In seiner E-Mail schreibt Barofsky auch, 3600 Schachteln mit neuen Dokumenten identifiziert zu haben. Diese Aussage sei irreführend, kritisieren Befragte. Jene Schachteln seien immer schon Teil des historischen Archivs gewesen. Auch bei den früheren Untersuchungen durch die Kommission Paul Volcker und die Expertengruppe Jean-François Bergier seien diese gesichtet worden.

Allerdings hätten jene bewusst nicht alle Spuren weiterverfolgt, weil der Aufwand als zu gross antizipiert worden sei. So auch nicht die nun von Barofsky angepeilten «Individuen und die juristischen Personen, die den Nazis oder mit Nazis verbundenen Partnern beim Bewegen, Überweisen oder Verbergen von geraubten Vermögenswerten halfen». Bereits 1997 hatte der heutige Chefredaktor der «NZZ am Sonntag» Beat Balzli in seinem Buch «Die Schweiz und die Vermögen der Naziopfer: Eine Spurensuche» ausführlich die verabscheuenswürdigen Methoden geschildert, wie auch Banker der damaligen CS Konten jüdischer Inhaber an die Gestapo verrieten und gestohlene Vermögen und Wertpapiere vergoldeten. Balzli warnte damals davor, dass Helfershelfer und Intermediäre ungestraft davonkommen könnten.

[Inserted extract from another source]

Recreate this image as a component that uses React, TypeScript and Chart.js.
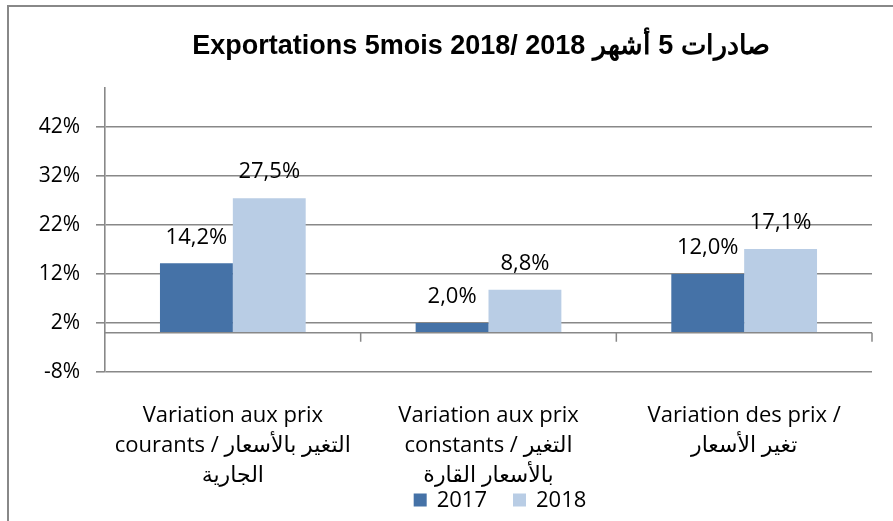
import React, { useEffect, useRef } from "react";
import { Chart, registerables } from "chart.js";

Chart.register(...registerables);

const titleText = "Exportations 5mois 2018/ 2018 صادرات 5 أشهر";
const categories: string[][] = [
  ["Variation aux prix", "courants / التغير بالأسعار", "الجارية"],
  ["Variation aux prix", "constants / التغير", "بالأسعار القارة"],
  ["Variation des prix /", "تغير الأسعار"],
];
const seriesNames = ["2017", "2018"];
const values2017 = [14.2, 2.0, 12.0];
const values2018 = [27.5, 8.8, 17.1];
const yTicks = [-8, 2, 12, 22, 32, 42];
const yMin = -8;
const yMax = 50;

const colors = ["#4572a7", "#b9cde5"];
const gridColor = "#888888";
const fontFamily = "'Open Sans', 'DejaVu Sans', sans-serif";

const fmt = (v: number) => v.toFixed(1).replace(".", ",") + "%";

const customPlugin = {
  id: "custom",
  beforeDraw(chart: any) {
    const ctx = chart.ctx;
    ctx.save();
    ctx.fillStyle = "#ffffff";
    ctx.fillRect(0, 0, chart.width, chart.height);
    ctx.strokeStyle = gridColor;
    ctx.lineWidth = 2;
    ctx.beginPath();
    ctx.moveTo(8, chart.height);
    ctx.lineTo(8, 6);
    ctx.lineTo(chart.width, 6);
    ctx.stroke();
    ctx.fillStyle = "#000";
    ctx.font = "bold 27px 'Liberation Sans', Arial, sans-serif";
    ctx.textAlign = "center";
    ctx.textBaseline = "middle";
    ctx.fillText(titleText, 481, 47);
    ctx.restore();
  },
  afterDatasetsDraw(chart: any) {
    const ctx = chart.ctx;
    const area = chart.chartArea;
    const y0 = chart.scales.y.getPixelForValue(0);
    ctx.save();
    ctx.strokeStyle = gridColor;
    ctx.lineWidth = 1.5;
    ctx.beginPath();
    ctx.moveTo(area.left, y0);
    ctx.lineTo(area.right, y0);
    const n = chart.data.labels.length;
    const w = (area.right - area.left) / n;
    for (let i = 1; i <= n; i++) {
      const x = area.left + i * w;
      ctx.moveTo(x, y0);
      ctx.lineTo(x, y0 + 9);
    }
    ctx.stroke();
    ctx.fillStyle = "#000";
    ctx.font = `22px ${fontFamily}`;
    ctx.textAlign = "center";
    ctx.textBaseline = "middle";
    chart.data.datasets.forEach((ds: any, di: number) => {
      const meta = chart.getDatasetMeta(di);
      meta.data.forEach((bar: any, i: number) => {
        ctx.fillText(fmt(ds.data[i]), bar.x, bar.y - 26);
      });
    });
    ctx.restore();
  },
  afterDraw(chart: any) {
    const ctx = chart.ctx;
    ctx.save();
    ctx.font = `22px ${fontFamily}`;
    ctx.textBaseline = "middle";
    ctx.textAlign = "left";
    const box = 13;
    const gap = 10;
    const spacing = 26;
    const items = chart.data.datasets.map((ds: any) => ({
      label: ds.label,
      color: ds.backgroundColor,
      w: box + gap + ctx.measureText(ds.label).width,
    }));
    const total = items.reduce((s: number, it: any) => s + it.w, 0) + spacing * (items.length - 1);
    let x = 500 - total / 2;
    const y = 500;
    items.forEach((it: any) => {
      ctx.fillStyle = it.color;
      ctx.fillRect(x, y - box / 2, box, box);
      ctx.fillStyle = "#000";
      ctx.fillText(it.label, x + box + gap, y + 1);
      x += it.w + spacing;
    });
    ctx.restore();
  },
};

export default function App() {
  const ref = useRef<HTMLCanvasElement | null>(null);
  useEffect(() => {
    if (!ref.current) return;
    const chart = new Chart(ref.current, {
      type: "bar",
      data: {
        labels: categories,
        datasets: [
          { label: seriesNames[0], data: values2017, backgroundColor: colors[0], categoryPercentage: 0.57, barPercentage: 1 },
          { label: seriesNames[1], data: values2018, backgroundColor: colors[1], categoryPercentage: 0.57, barPercentage: 1 },
        ],
      },
      options: {
        animation: false,
        responsive: false,
        maintainAspectRatio: false,
        devicePixelRatio: 1,
        layout: { padding: { top: 88, right: 21, left: 0, bottom: 0 } },
        plugins: {
          legend: { display: false },
          title: { display: false },
          tooltip: { enabled: false },
        },
        scales: {
          x: {
            grid: { display: false },
            border: { display: false },
            ticks: {
              autoSkip: false,
              maxRotation: 0,
              minRotation: 0,
              color: "#000",
              padding: 21,
              font: { family: fontFamily, size: 22, lineHeight: "30px" },
            },
            afterFit(scale: any) {
              scale.height = 149;
            },
          },
          y: {
            min: yMin,
            max: yMax,
            afterBuildTicks(scale: any) {
              scale.ticks = yTicks.map((v) => ({ value: v }));
            },
            grid: { color: gridColor, lineWidth: 1.6, tickLength: 9, drawTicks: true },
            border: { display: true, color: gridColor, width: 1.6 },
            ticks: {
              color: "#000",
              padding: 16,
              font: { family: fontFamily, size: 21 },
              callback: (v: any) => v + "%",
            },
            afterFit(scale: any) {
              scale.width = 105;
            },
          },
        },
      },
      plugins: [customPlugin],
    });
    return () => chart.destroy();
  }, []);
  return (
    <div style={{ position: "absolute", left: 0, top: 0, width: 893, height: 521 }}>
      <canvas ref={ref} width={893} height={521} style={{ display: "block" }} />
    </div>
  );
}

Genau diese Lücke will Barofsky nun schliessen. Dass die furchtbaren Verbrechen der Nazis nicht in Vergessenheit geraten dürfen und allfällige nicht gesühnte Verbrechen aufgearbeitet werden müssen, darin sind sich alle Befragten einig. Uneinig ist man sich über die Grenzen. Involvierte verweisen auf die massiven Schwierigkeiten, selbst mit der neuesten Technologie, angesichts der äusserst anspruchsvollen Datenlage. Viele Bankkonten wurden damals mit nur ganz wenigen Informationen äusserst diskret aufgesetzt.

Exemplarisch zeigt sich das an einer Liste nazifreundlicher Anwälte in Zürich, die die Bergier-Kommission publiziert hatte. Barofsky könne zwar aufzeigen, dass einige dieser Anwälte ein Konto bei der damaligen CS gehabt hätten, was ja nicht überraschend sei, so ein Insider. Nun aber angesichts der vorliegenden Unterlagen zu belegen, dass jemand wirklich über diese Bankkonten Nazis geholfen habe, das werde sehr schwierig.

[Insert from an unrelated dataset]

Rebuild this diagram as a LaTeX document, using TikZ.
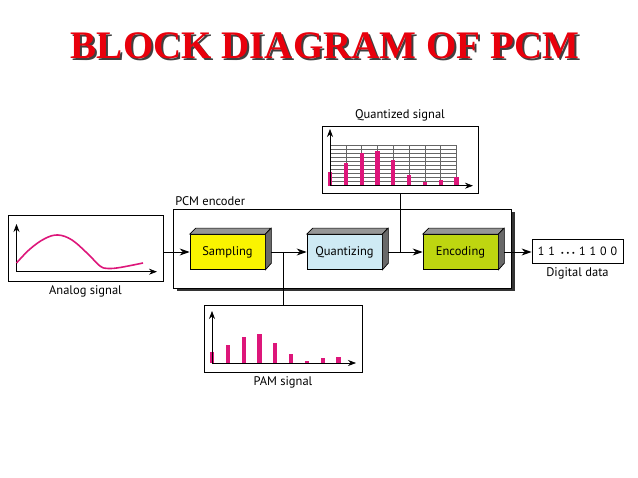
\documentclass[tikz,border=0pt]{standalone}
\usepackage{fontspec}
\setmainfont{PT Sans}
\newfontfamily\titlefont{Liberation Serif}
\usepackage{tikz}
\usetikzlibrary{shadows,arrows.meta}
\definecolor{titlered}{RGB}{232,0,12}
\definecolor{sampyellow}{RGB}{250,244,0}
\definecolor{quantblue}{RGB}{206,234,244}
\definecolor{encgreen}{RGB}{190,214,16}
\definecolor{topgray}{RGB}{150,150,150}
\definecolor{sidegray}{RGB}{105,105,105}
\definecolor{sigpink}{RGB}{221,22,122}
\newcommand{\pcmtitle}{BLOCK DIAGRAM OF PCM}
\tikzstyle{heading}=[font=\titlefont\bfseries\fontsize{39}{44}\selectfont]
\tikzstyle{block}=[draw, line width=0.7pt, minimum width=75pt, minimum height=35pt, inner sep=0pt, font=\fontsize{12.5}{14}\selectfont]
\tikzstyle{sigbox}=[draw, line width=0.8pt, inner sep=0pt]
\tikzstyle{lbl}=[inner sep=1pt, font=\fontsize{12.5}{14}\selectfont]
\tikzstyle{to}=[->,>={Stealth[length=10pt,width=7pt]},line width=0.9pt]
\tikzstyle{axis}=[->,>={Stealth[length=8pt,width=6pt]},line width=0.7pt]
\tikzstyle{bar}=[sigpink, line width=4.2pt]
\tikzstyle{grid}=[black!60, line width=0.45pt]

\begin{document}
\begin{tikzpicture}[x=1pt, y=-1pt]
            \useasboundingbox (0,0) rectangle (638,478);
            \node[heading, text=titlered] (title) at (325,47) {\rlap{\raisebox{-2pt}{\hspace{2pt}\color{black!75}\pcmtitle}}\pcmtitle};
            \node[sigbox, minimum width=155pt, minimum height=66pt] (ana) at (85.5,248.5) {};
            \node[lbl, below=3pt] (analbl) at (ana.south) {Analog signal};
            \node[sigbox, fill=white, minimum width=338pt, minimum height=79pt,
                drop shadow={shadow xshift=3.5pt, shadow yshift=-3.5pt, fill=black!80, opacity=1}] (pcm) at (342.5,248.5) {};
            \node[lbl, anchor=south west] (pcmlbl) at ([xshift=1pt,yshift=2pt]pcm.north west) {PCM encoder};
            \node[block, fill=sampyellow] (smp) at (227.5,252) {Sampling};
            \node[block, fill=quantblue] (qnt) at (344.5,252) {Quantizing};
            \node[block, fill=encgreen] (enc) at (460.5,252) {Encoding};
            \foreach \b in {smp,qnt,enc} {
                \filldraw[fill=topgray, line width=0.7pt] (\b.north west) -- ++(6,-6) -- ++(75,0) -- (\b.north east) -- cycle;
                \filldraw[fill=sidegray, line width=0.7pt] (\b.north east) -- ++(6,-6) -- ++(0,35) -- (\b.south east) -- cycle;
            }
            \node[sigbox, minimum width=91pt, minimum height=24pt, font=\fontsize{12}{14}\selectfont] (dig) at (577.5,251) {1\,\,1\,\,\,{\fontsize{7}{9}\selectfont\textbullet\,\,\textbullet\,\,\textbullet}\,\,1\,\,1\,\,0\,\,0};
            \node[lbl, below=3pt] (diglbl) at (dig.south) {Digital data};
            \node[sigbox, minimum width=156pt, minimum height=67pt] (qbox) at (400,159.5) {};
            \node[lbl, above=3pt] (qlbl) at (qbox.north) {Quantized signal};
            \node[sigbox, minimum width=158pt, minimum height=67pt] (pam) at (283,338.5) {};
            \node[lbl, below=3pt] (pamlbl) at (pam.south) {PAM signal};
            \coordinate (jp) at (283,252);
            \coordinate (jq) at (400,252);
            \draw[to] (ana.east |- smp.west) -- (smp.west);
            \draw[to] ([xshift=6pt]smp.east) -- (qnt.west);
            \draw[to] ([xshift=6pt]qnt.east) -- (enc.west);
            \draw[to] ([xshift=6pt]enc.east) -- (dig.west |- enc.east);
            \draw[line width=0.9pt] (jp) -- (pam.north);
            \draw[line width=0.9pt] (jq) -- (qbox.south);
            \draw[axis] (16.5,271.7) -- (157,271.7);
            \draw[axis] (16.5,271.7) -- (16.5,224);
            \draw[sigpink, line width=1.6pt] plot[smooth, tension=0.6] coordinates {(16.5,263) (30,249) (45,238.5) (58,235) (72,240) (88,254) (100,266) (108,268.5) (120,267.5) (143,263)};
            \foreach \k in {0,...,9}
                \draw[grid] (330,145.7+4*\k) -- (456.5,145.7+4*\k);
            \foreach \i in {1,...,8}
                \draw[grid] (330+15.8*\i,145.7) -- (330+15.8*\i,185.7);
            \foreach \i/\h in {0/13.4,1/23,2/32.4,3/35,4/25.7,5/10.7,6/3.4,7/5.7,8/8.4}
                \draw[bar] (330+15.8*\i,185.7) -- ++(0,-\h);
            \draw[axis] (330,185.7) -- (473,185.7);
            \draw[axis] (330,185.7) -- (330,129);
            \foreach \i/\h in {0/10.7,1/18,2/26.3,3/28.7,4/20.3,5/8.7,6/2,7/4.7,8/6.3}
                \draw[bar] (212+15.8*\i,363) -- ++(0,-\h);
            \draw[axis] (212,363) -- (356,363);
            \draw[axis] (212,363) -- (212,311);
        \end{tikzpicture}
\end{document}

Ein weiterer Befragter betont, dass klar sein müsse, dass Barofsky eine historische Abklärung mache. Geldforderungen dürften daraus keine erwachsen, denn diese seien mit dem globalen Vergleich von 1999 abschliessend geregelt. Dennoch rechnen einige Befragte damit, dass es zu entsprechenden Untersuchungen auch bei der UBS kommen könnte. Weil dort mehr Dokumente aus der Nazizeit vernichtet worden seien, würden sich die Untersuchungen noch aufwendiger gestalten als bei der CS, so Befragte.

Apropos Kosten: Offenbar verhält sich Barofsky heute etwas zurückhaltender als noch in Runde eins. In den ersten anderthalb Jahren als Ombudsmann habe er nur in den teuersten Hotels logiert und auf Erstklassflüge für sich und sein Team bestanden, war damals zu hören. Barofsky sei mit ihr «nur» in der Businessclass gereist, erklärt dagegen eine Person, die heute mit ihm arbeitet.

Allerdings habe er seinen Stundenansatz erhöht, die UBS bezahle ihm derzeit sagenhafte 2300 Dollar pro Stunde. Laut einem Informanten können in den amerikanischen Topkanzleien nur vereinzelt Partner ein derart hohes Honorar verlangen. Für sein erstes Ombudsmann-Mandat erhielt Barofsky dann insgesamt gut 25 Millionen Dollar Salär.